* **Material to process**
--
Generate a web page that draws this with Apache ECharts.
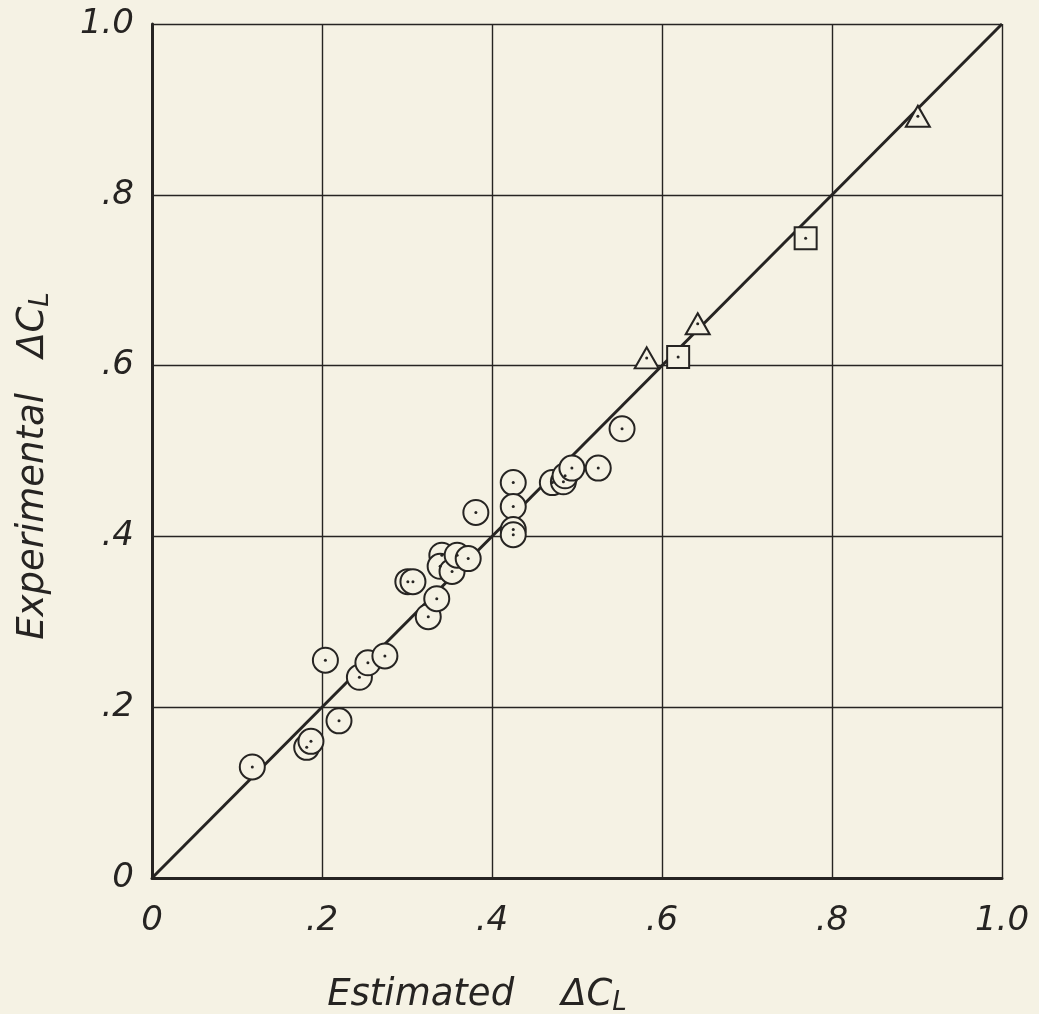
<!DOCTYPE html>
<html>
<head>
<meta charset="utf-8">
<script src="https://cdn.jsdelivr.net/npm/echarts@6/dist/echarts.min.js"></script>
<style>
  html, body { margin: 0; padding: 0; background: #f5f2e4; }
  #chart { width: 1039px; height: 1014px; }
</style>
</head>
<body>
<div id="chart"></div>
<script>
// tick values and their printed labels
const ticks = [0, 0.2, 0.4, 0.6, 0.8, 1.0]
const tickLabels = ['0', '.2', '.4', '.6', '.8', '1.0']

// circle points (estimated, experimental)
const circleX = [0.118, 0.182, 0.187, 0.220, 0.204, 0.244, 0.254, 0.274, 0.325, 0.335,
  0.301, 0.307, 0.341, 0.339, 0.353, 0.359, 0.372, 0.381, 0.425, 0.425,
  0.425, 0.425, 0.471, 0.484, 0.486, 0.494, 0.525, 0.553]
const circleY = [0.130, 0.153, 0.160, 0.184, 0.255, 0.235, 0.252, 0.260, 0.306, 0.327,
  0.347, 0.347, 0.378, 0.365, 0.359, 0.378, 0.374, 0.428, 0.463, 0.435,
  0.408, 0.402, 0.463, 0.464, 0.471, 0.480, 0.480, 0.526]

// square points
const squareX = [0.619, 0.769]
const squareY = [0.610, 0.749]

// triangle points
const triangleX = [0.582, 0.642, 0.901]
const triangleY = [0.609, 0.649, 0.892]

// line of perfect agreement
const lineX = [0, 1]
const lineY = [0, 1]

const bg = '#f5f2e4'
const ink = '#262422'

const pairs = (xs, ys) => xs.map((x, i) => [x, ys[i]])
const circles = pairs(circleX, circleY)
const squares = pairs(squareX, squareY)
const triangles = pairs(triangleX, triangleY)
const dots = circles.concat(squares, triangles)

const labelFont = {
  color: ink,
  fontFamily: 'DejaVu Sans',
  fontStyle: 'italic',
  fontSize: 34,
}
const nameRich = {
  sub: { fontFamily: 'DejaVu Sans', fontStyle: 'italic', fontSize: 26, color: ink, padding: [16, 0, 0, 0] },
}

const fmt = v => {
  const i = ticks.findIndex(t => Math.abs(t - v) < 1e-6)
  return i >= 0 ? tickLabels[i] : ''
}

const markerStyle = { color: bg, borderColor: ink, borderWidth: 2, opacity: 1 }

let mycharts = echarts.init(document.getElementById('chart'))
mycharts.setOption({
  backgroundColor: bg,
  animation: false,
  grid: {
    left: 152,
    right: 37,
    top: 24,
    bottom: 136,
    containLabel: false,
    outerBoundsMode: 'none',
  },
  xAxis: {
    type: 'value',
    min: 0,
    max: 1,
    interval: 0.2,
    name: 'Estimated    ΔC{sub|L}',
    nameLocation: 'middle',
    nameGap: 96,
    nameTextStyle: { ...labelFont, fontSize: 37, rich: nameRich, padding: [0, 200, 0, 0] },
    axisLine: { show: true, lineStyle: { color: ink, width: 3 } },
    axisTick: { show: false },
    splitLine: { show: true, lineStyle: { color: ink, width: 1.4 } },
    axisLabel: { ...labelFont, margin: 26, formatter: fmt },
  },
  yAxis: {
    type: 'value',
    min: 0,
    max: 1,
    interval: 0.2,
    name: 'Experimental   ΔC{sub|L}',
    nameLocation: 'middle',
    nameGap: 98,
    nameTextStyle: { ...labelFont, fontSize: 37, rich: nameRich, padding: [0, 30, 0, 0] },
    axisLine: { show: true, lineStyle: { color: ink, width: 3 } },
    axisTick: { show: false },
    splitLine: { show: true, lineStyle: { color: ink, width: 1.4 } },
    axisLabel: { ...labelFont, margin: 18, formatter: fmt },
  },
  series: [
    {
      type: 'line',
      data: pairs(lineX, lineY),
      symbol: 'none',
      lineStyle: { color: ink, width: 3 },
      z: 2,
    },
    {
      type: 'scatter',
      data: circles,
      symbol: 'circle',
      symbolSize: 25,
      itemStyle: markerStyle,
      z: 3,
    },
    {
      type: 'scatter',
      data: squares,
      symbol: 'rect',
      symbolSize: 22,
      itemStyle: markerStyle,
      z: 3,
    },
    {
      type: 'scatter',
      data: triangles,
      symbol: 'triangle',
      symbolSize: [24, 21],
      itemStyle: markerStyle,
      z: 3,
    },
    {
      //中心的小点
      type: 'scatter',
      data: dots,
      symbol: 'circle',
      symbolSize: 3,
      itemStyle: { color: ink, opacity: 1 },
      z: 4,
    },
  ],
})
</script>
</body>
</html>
--
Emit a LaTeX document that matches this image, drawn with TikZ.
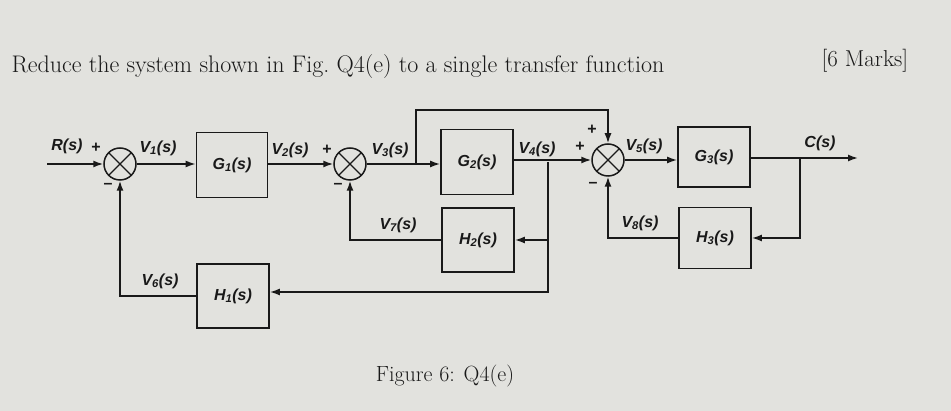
--
* **Exercise**
Select every line where the word "this" occurs.

* **The solution**
Generate a web page that draws this with Apache ECharts.
Emit a LaTeX document that matches this image, drawn with TikZ.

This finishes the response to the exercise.